── The records ──

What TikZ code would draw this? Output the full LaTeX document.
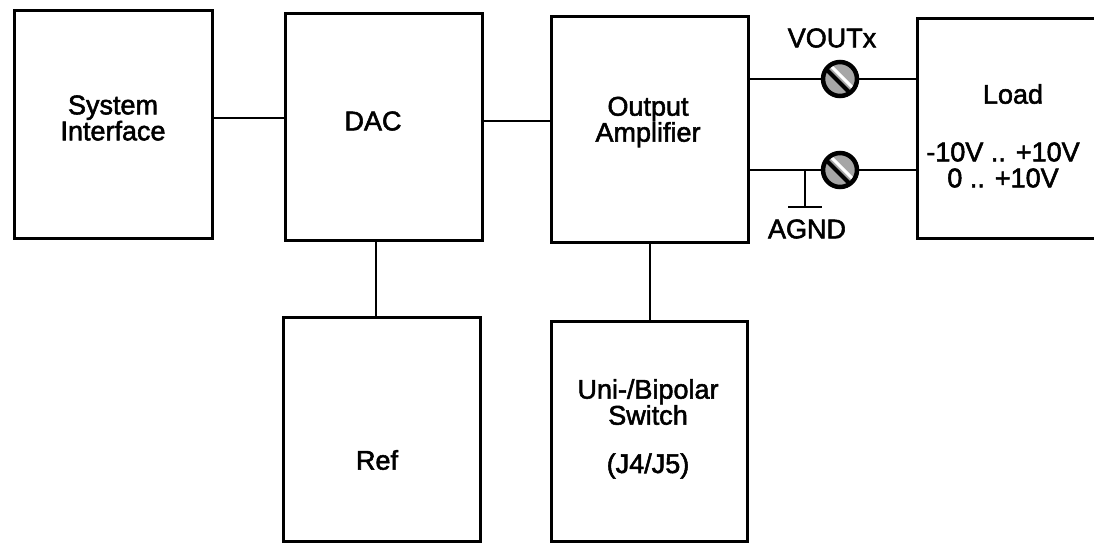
\documentclass[tikz,border=0pt]{standalone}
\usepackage{fontspec}
\setmainfont{Liberation Sans}[FakeBold=2]
\usetikzlibrary{calc}
\begin{document}
\begin{tikzpicture}[x=1pt,y=-1pt,
  box/.style={draw,line width=3pt,inner sep=0pt,outer sep=0pt},
  txt/.style={align=center,inner sep=0pt,font=\fontsize{27}{26}\selectfont},
  wire/.style={line width=2.2pt},
  screwgray/.style={fill=black!35}]
\useasboundingbox (0,0) rectangle (1094,544);
\begin{scope}
\clip (0,0) rectangle (1094,544);
\node[box,minimum width=198pt,minimum height=228pt] (si) at (113,124) {};
\node[box,minimum width=197pt,minimum height=227pt] (dac) at (383.5,126.5) {};
\node[box,minimum width=197pt,minimum height=226pt] (oa) at (649.5,129) {};
\node[box,minimum width=203pt,minimum height=220pt] (load) at (1018.5,128) {};
\node[box,minimum width=197pt,minimum height=224pt] (ref) at (381.5,429) {};
\node[box,minimum width=196pt,minimum height=220pt] (sw) at (649,431) {};

\node[txt] (tsi) at (113,118) {System\\Interface};
\node[txt] (tdac) at (373,121) {DAC};
\node[txt] (toa) at (648,122) {Output\\Amplifier};
\node[txt] (tload) at (1013,94) {Load};
\node[txt] (trange) at (1003,165) {-10V .. +10V\\0 .. +10V};
\node[txt] (tref) at (377,460) {Ref};
\node[txt] (tsw) at (648,402) {Uni-/Bipolar\\Switch};
\node[txt] (tj) at (648,466) {(J4/J5)};
\node[txt] (tvout) at (832,38) {VOUTx};
\node[txt] (tagnd) at (807,229) {AGND};

% connectors
\draw[wire] (si.east |- 0,118) -- (dac.west |- 0,118);
\draw[wire] (dac.east |- 0,121) -- (oa.west |- 0,121);
\draw[wire] (dac.south -| 376,0) -- (ref.north -| 376,0);
\draw[wire] (oa.south -| 650,0) -- (sw.north -| 650,0);

% terminals
\coordinate (s1) at (840,79);
\coordinate (s2) at (840,170);
\draw[wire] (oa.east |- s1) -- (s1);
\draw[wire] (s1) -- (load.west |- s1);
\draw[wire] (oa.east |- s2) -- (s2);
\draw[wire] (s2) -- (load.west |- s2);

% AGND
\coordinate (g1) at (805,170);
\coordinate (g2) at (805,207);
\draw[wire] (g1) -- (g2);
\draw[wire] (788,207) -- (822,207);

\foreach \s in {s1,s2}{
  \fill[screwgray] (\s) circle (17);
  \draw[white,line width=3pt] ($(\s)+(-10,-14)$) -- ($(\s)+(14,10)$);
  \draw[black,line width=4pt] ($(\s)+(-13,-9)$) -- ($(\s)+(9,13)$);
  \draw[line width=4.5pt] (\s) circle (17);
}
\end{scope}
\end{tikzpicture}
\end{document}
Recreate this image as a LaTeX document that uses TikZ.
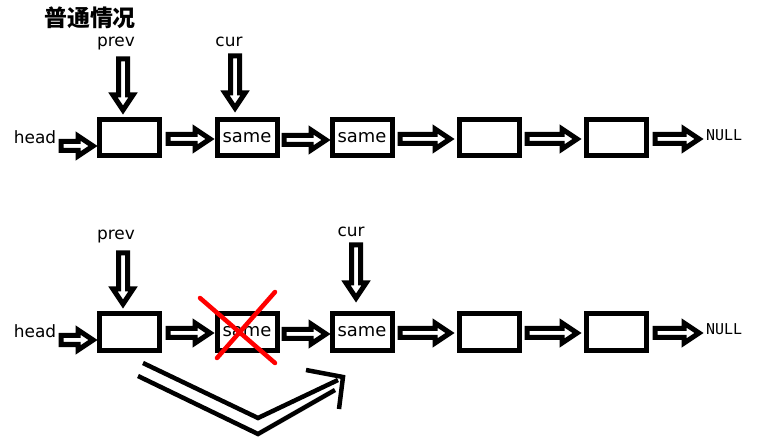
\documentclass[tikz,border=0pt]{standalone}
\usepackage{fontspec}
\setmainfont{DejaVu Sans}
\newfontfamily\cjk{Noto Sans CJK SC}
\newfontfamily\monof{DejaVu Sans Mono}
\newcommand{\harr}[4]{% x,y,length,angle
  \begin{scope}[shift={(#1,#2)},rotate=#4]
  \draw[line width=5bp,line join=miter] (0,-4.5) -- (#3-15,-4.5) -- (#3-15,-10) -- (#3,0) -- (#3-15,10) -- (#3-15,4.5) -- (0,4.5) -- cycle;
  \end{scope}}
\begin{document}
\begin{tikzpicture}[x=1bp,y=-1bp,
  box/.style={draw,line width=5bp,minimum width=60bp,minimum height=36bp,inner sep=0pt,text height=9bp,text depth=0bp,font=\fontsize{18}{18}\selectfont},
  lbl/.style={font=\fontsize{17}{17}\selectfont,inner sep=0pt},
  nul/.style={font=\monof\fontsize{15}{15}\selectfont,inner sep=0pt}]
\useasboundingbox (0,0) rectangle (760,440);
\node[font=\cjk\bfseries\fontsize{23}{23}\selectfont,anchor=west,inner sep=0pt] (title) at (44,18) {普通情况};
\foreach \n/\x/\t in {a/129/{},b/247/same,c/362/same,d/489/{},e/616/{}}{
  \node[box] (t\n) at (\x,138) {\t};
  \node[box] (b\n) at (\x,332) {\t};}
\node[lbl] (th) at (35,137) {head};
\node[lbl] (bh) at (35,331) {head};
\node[nul] (tn) at (724,135) {NULL};
\node[nul] (bn) at (724,329) {NULL};
\node[lbl] (tp) at (116,44) {prev};
\node[lbl] (tc) at (229,42) {cur};
\node[lbl] (bp) at (116,237) {prev};
\node[lbl] (bc) at (351,232) {cur};
\foreach \y in {0,194}{
  \harr{61}{146+\y}{32}{0}
  \harr{168}{139+\y}{42}{0}
  \harr{284}{140+\y}{42}{0}
  \harr{400}{139+\y}{50}{0}
  \harr{527}{139+\y}{50}{0}
  \harr{655}{139+\y}{44}{0}
}
\harr{123}{59}{51}{-90}
\harr{235}{56}{52}{-90}
\harr{123}{253}{51}{-90}
\harr{356}{245}{53}{-90}
\draw[red,line width=4.5bp,line cap=round] (200,298) -- (275,363);
\draw[red,line width=4.5bp,line cap=round] (275,292) -- (217,358);
\draw[line width=4.5bp] (143,363) -- (258,418) -- (338,380);
\draw[line width=4.5bp] (138,376) -- (258,434) -- (335,390);
\draw[line width=4.5bp] (306,370) -- (343,377) -- (339,409);
\end{tikzpicture}
\end{document}
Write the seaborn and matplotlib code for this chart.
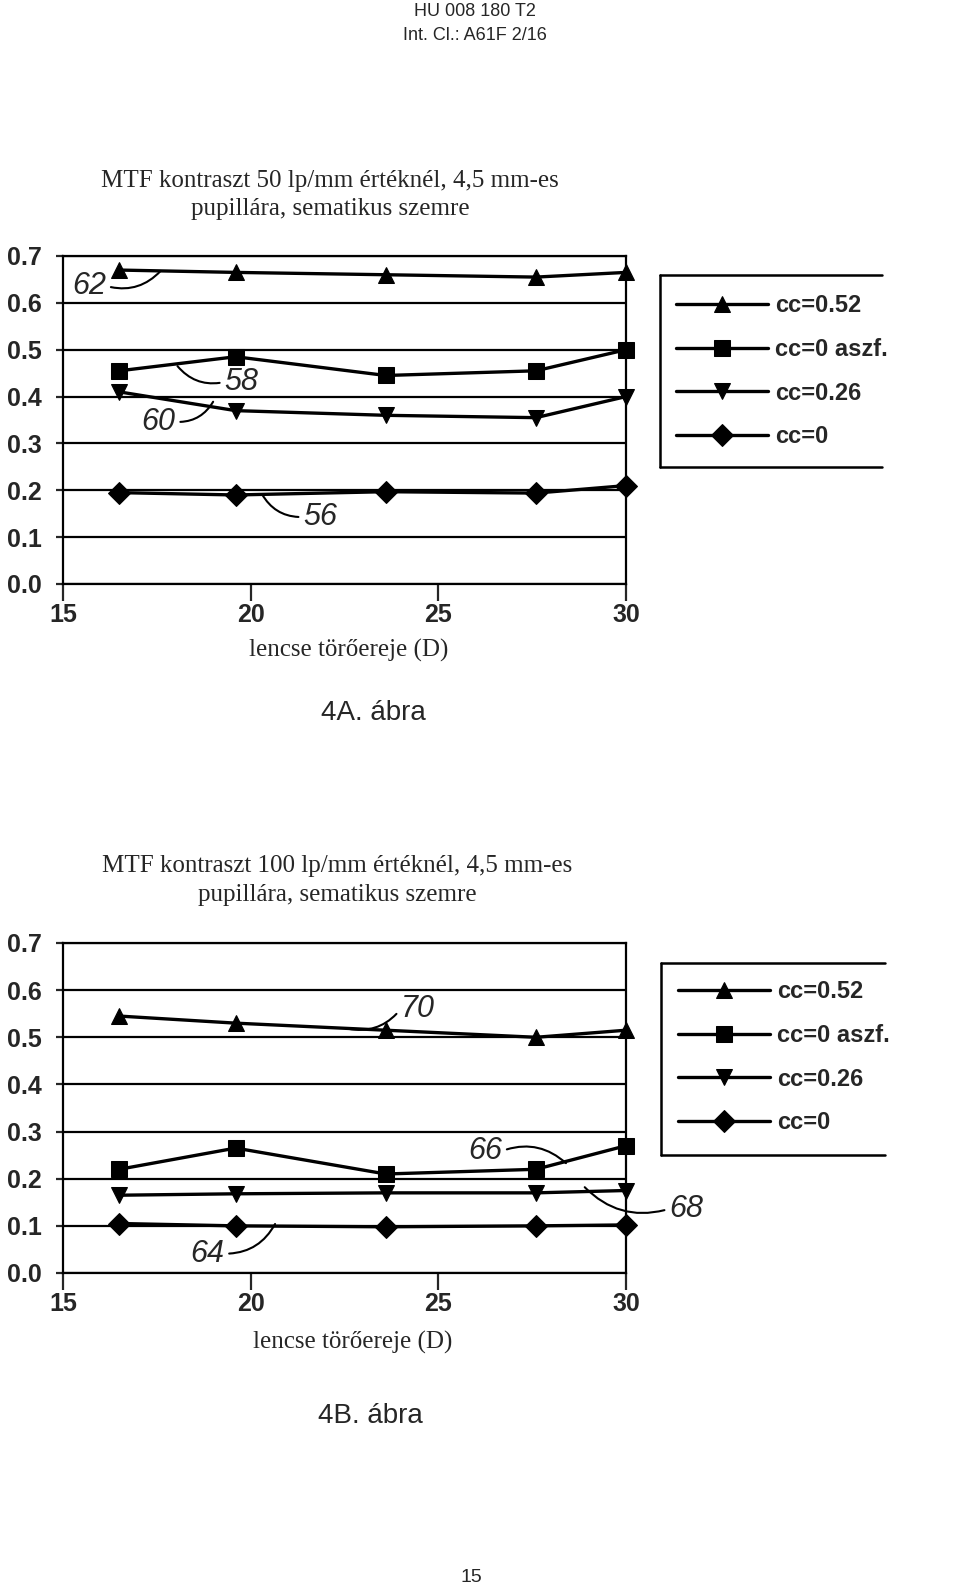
import pandas as pd
import matplotlib
matplotlib.use('Agg')
import matplotlib.pyplot as plt
from matplotlib.lines import Line2D
import seaborn as sns

# lens power (D) at the measured points
x_vals = [16.5, 19.6, 23.6, 27.6, 30.0]
series_names = ['cc=0.52', 'cc=0 aszf.', 'cc=0.26', 'cc=0']

# 4A: 50 lp/mm
a_052 = [0.67, 0.665, 0.66, 0.655, 0.665]
a_0asz = [0.455, 0.485, 0.445, 0.455, 0.50]
a_026 = [0.41, 0.37, 0.36, 0.355, 0.40]
a_0 = [0.195, 0.19, 0.197, 0.194, 0.21]

# 4B: 100 lp/mm
b_052 = [0.545, 0.53, 0.515, 0.50, 0.515]
b_0asz = [0.22, 0.265, 0.21, 0.22, 0.27]
b_026 = [0.165, 0.168, 0.17, 0.17, 0.175]
b_0 = [0.105, 0.10, 0.098, 0.10, 0.102]

y_ticks = [0.0, 0.1, 0.2, 0.3, 0.4, 0.5, 0.6, 0.7]
x_ticks = [15, 20, 25, 30]

sns.set_style('white')
plt.rcParams['font.family'] = ['Liberation Sans', 'DejaVu Sans']

W, H = 960, 1586
fig = plt.figure(figsize=(9.6, 15.86), dpi=100)


def fx(px):
    return px / W


def fy(py):
    return 1 - py / H


def long_df(cols):
    rows = []
    for name, vals in zip(series_names, cols):
        for x, y in zip(x_vals, vals):
            rows.append({'x': x, 'y': y, 'series': name})
    return pd.DataFrame(rows)


markers = {'cc=0.52': '^', 'cc=0 aszf.': 's', 'cc=0.26': 'v', 'cc=0': 'D'}
pal = {n: 'black' for n in series_names}


def draw(ax, df):
    sns.lineplot(data=df, x='x', y='y', hue='series', style='series',
                 hue_order=series_names, style_order=series_names,
                 markers=markers, dashes=False, palette=pal, ax=ax,
                 markersize=11.5, linewidth=2.4, markeredgecolor='black',
                 clip_on=False, zorder=3)
    ax.set_xlim(15, 30)
    ax.set_ylim(0, 0.7)
    ax.set_xticks(x_ticks)
    ax.set_yticks(y_ticks)
    ax.set_yticklabels(['%.1f' % v for v in y_ticks])
    ax.set_xlabel('')
    ax.set_ylabel('')
    ax.yaxis.grid(True, color='black', lw=1.6)
    ax.xaxis.grid(False)
    for s in ax.spines.values():
        s.set_color('black')
        s.set_linewidth(1.6)
    ax.tick_params(axis='x', direction='out', length=12, width=1.6,
                   labelsize=18, pad=2, bottom=True)
    ax.tick_params(axis='y', direction='out', length=5, width=1.6,
                   labelsize=18, pad=10, left=True)
    for t in ax.get_xticklabels() + ax.get_yticklabels():
        t.set_fontweight('bold')
    handles, labels = ax.get_legend_handles_labels()
    ax.get_legend().remove()
    return handles, labels


def leg_box(handles, labels, left, top, right, bottom, first_y, hx):
    fig.legend(handles, labels, loc='upper left',
               bbox_to_anchor=(fx(hx), fy(first_y - 14)),
               bbox_transform=fig.transFigure, frameon=False,
               borderpad=0, borderaxespad=0, handlelength=3.9,
               handletextpad=0.3, labelspacing=0.88,
               prop={'family': 'Liberation Sans', 'weight': 'bold', 'size': 17})
    for xs, ys in [([left, right], [top, top]), ([left, right], [bottom, bottom]),
                   ([left, left], [top, bottom])]:
        fig.add_artist(Line2D([fx(v) for v in xs], [fy(v) for v in ys],
                              color='black', lw=1.8))


def note(ax, txt, xy, xytext, side, rad):
    ax.annotate(txt, xy=xy, xytext=xytext, fontsize=22, style='italic',
                ha='center', va='center', annotation_clip=False,
                arrowprops=dict(arrowstyle='-', color='black', lw=1.5,
                                connectionstyle='arc3,rad=%s' % rad,
                                relpos=(1, 0.5) if side == 'r' else (0, 0.5),
                                shrinkA=1, shrinkB=0))


# header
fig.text(fx(475), fy(12), 'HU 008 180 T2', ha='center', va='center', fontsize=13)
fig.text(fx(475), fy(35), 'Int. Cl.: A61F 2/16', ha='center', va='center', fontsize=13)

serif = ['Liberation Serif', 'DejaVu Serif']

# chart 4A
ax1 = fig.add_axes([fx(63), fy(584), fx(626 - 63), (584 - 256) / H])
h1, l1 = draw(ax1, long_df([a_052, a_0asz, a_026, a_0]))
fig.text(fx(330), fy(181), 'MTF kontraszt 50 lp/mm értéknél, 4,5 mm-es',
         ha='center', va='center', fontsize=18, family=serif)
fig.text(fx(330), fy(209), 'pupillára, sematikus szemre',
         ha='center', va='center', fontsize=18, family=serif)
fig.text(fx(349), fy(650), 'lencse törőereje (D)', ha='center', va='center',
         fontsize=18, family=serif)
fig.text(fx(373), fy(713), '4A. ábra', ha='center', va='center', fontsize=20)
leg_box(h1, l1, 660, 275, 882, 467, 308, 676)
note(ax1, '62', (17.6, 0.668), (15.7, 0.636), 'r', 0.3)
note(ax1, '58', (18.05, 0.465), (19.75, 0.431), 'l', -0.3)
note(ax1, '60', (19.0, 0.389), (17.55, 0.346), 'r', 0.3)
note(ax1, '56', (20.3, 0.192), (21.85, 0.143), 'l', -0.3)

# chart 4B
ax2 = fig.add_axes([fx(63), fy(1273), fx(626 - 63), (1273 - 943) / H])
h2, l2 = draw(ax2, long_df([b_052, b_0asz, b_026, b_0]))
fig.text(fx(337), fy(866), 'MTF kontraszt 100 lp/mm értéknél, 4,5 mm-es',
         ha='center', va='center', fontsize=18, family=serif)
fig.text(fx(337), fy(895), 'pupillára, sematikus szemre',
         ha='center', va='center', fontsize=18, family=serif)
fig.text(fx(353), fy(1342), 'lencse törőereje (D)', ha='center', va='center',
         fontsize=18, family=serif)
fig.text(fx(370), fy(1416), '4B. ábra', ha='center', va='center', fontsize=20)
leg_box(h2, l2, 661, 963, 885, 1155, 994, 678)
note(ax2, '70', (22.6, 0.518), (24.45, 0.56), 'l', -0.3)
note(ax2, '66', (28.4, 0.233), (26.25, 0.259), 'r', -0.3)
note(ax2, '68', (28.9, 0.182), (31.6, 0.136), 'l', -0.3)
note(ax2, '64', (20.65, 0.104), (18.85, 0.041), 'r', 0.3)

fig.text(fx(471), fy(1577), '15', ha='center', va='center', fontsize=14)

fig.savefig('out.png', dpi=100)
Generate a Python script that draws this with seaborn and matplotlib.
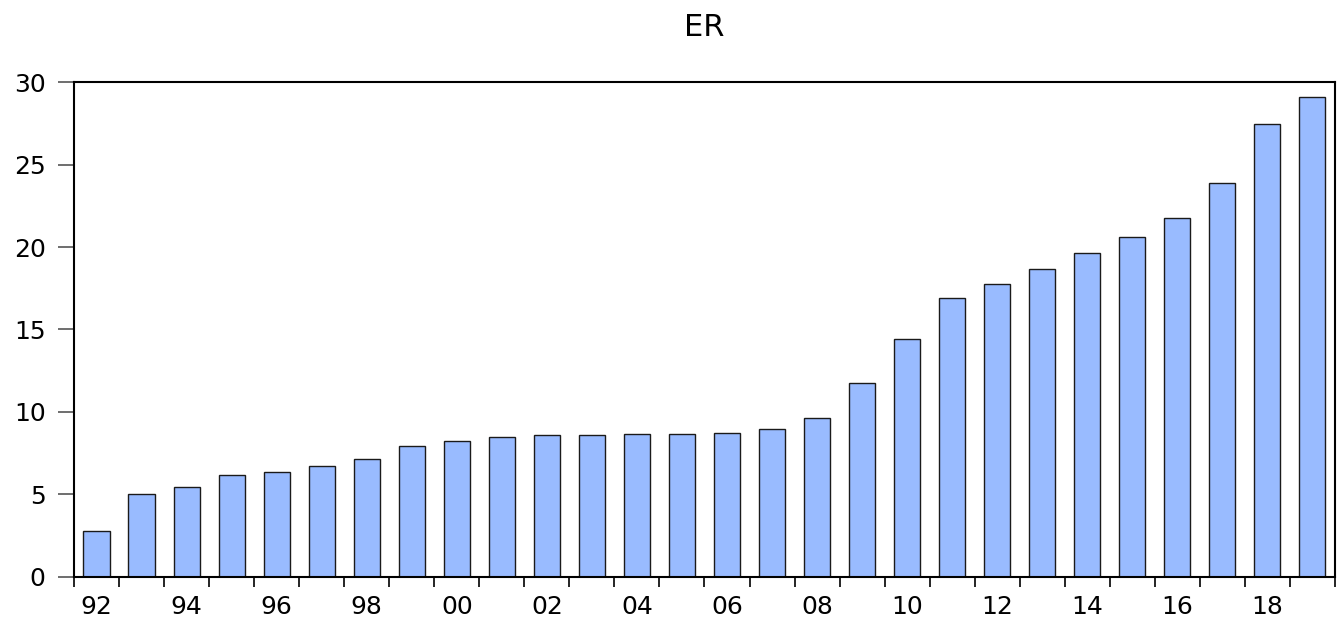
import numpy as np
import pandas as pd
import seaborn as sns
import matplotlib.pyplot as plt
from matplotlib.ticker import FixedLocator

years = list(range(1992, 2020))
er = [2.79, 5.03, 5.45, 6.18, 6.36, 6.73, 7.15, 7.94, 8.24, 8.48,
      8.60, 8.60, 8.67, 8.67, 8.73, 8.97, 9.64, 11.76, 14.42, 16.90,
      17.76, 18.67, 19.64, 20.60, 21.76, 23.88, 27.45, 29.10]
year_labels = [f"{y % 100:02d}" for y in years]

df = pd.DataFrame({"year": year_labels, "ER": er})

sns.set_style("white")
# wide sans to mimic the stretched EViews lettering
plt.rcParams['font.family'] = ['DejaVu Sans']
plt.rcParams['text.color'] = 'black'
plt.rcParams['xtick.color'] = 'black'
plt.rcParams['ytick.color'] = 'black'

fig = plt.figure(figsize=(13.43, 6.19), dpi=100)
ax = fig.add_axes([0.0551, 0.0679, 0.9389, 0.7996])

sns.barplot(data=df, x="year", y="ER", color="#99bbff", saturation=1,
            width=0.58, edgecolor="#1a1a1a", linewidth=1.0, ax=ax)

ax.set_xlim(-0.5, len(years) - 0.5)
ax.set_ylim(0, 30)
ax.set_yticks(range(0, 31, 5))
ax.set_xlabel("")
ax.set_ylabel("")

# labels every two years, tick marks between bars
idx = list(range(0, len(years), 2))
ax.set_xticks(idx)
ax.set_xticklabels([year_labels[i] for i in idx])
ax.xaxis.set_minor_locator(FixedLocator(np.arange(-0.5, len(years), 1)))
ax.tick_params(axis="x", which="major", length=0, pad=13, labelsize=18)
ax.tick_params(axis="x", which="minor", length=7.5, width=1.2, color="black",
               direction="out", bottom=True)
ax.tick_params(axis="y", length=11.5, width=1.2, color="#555555",
               direction="out", left=True, pad=9, labelsize=18)

for s in ax.spines.values():
    s.set_visible(True)
    s.set_color("black")
    s.set_linewidth(1.5)

ax.set_title("ER", fontsize=22, pad=33, color="black")

fig.savefig("out.png", dpi=100)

───

* What you will do
Repeat only the lines running from "Write the seaborn" to "series_names = ['cc=0.52', 'cc=0", ends included, and leave the pictures out.

* Response to the exercise
Write the seaborn and matplotlib code for this chart.
import pandas as pd
import matplotlib
matplotlib.use('Agg')
import matplotlib.pyplot as plt
from matplotlib.lines import Line2D
import seaborn as sns

# lens power (D) at the measured points
x_vals = [16.5, 19.6, 23.6, 27.6, 30.0]
series_names = ['cc=0.52', 'cc=0 aszf.', 'cc=0.26', 'cc=0']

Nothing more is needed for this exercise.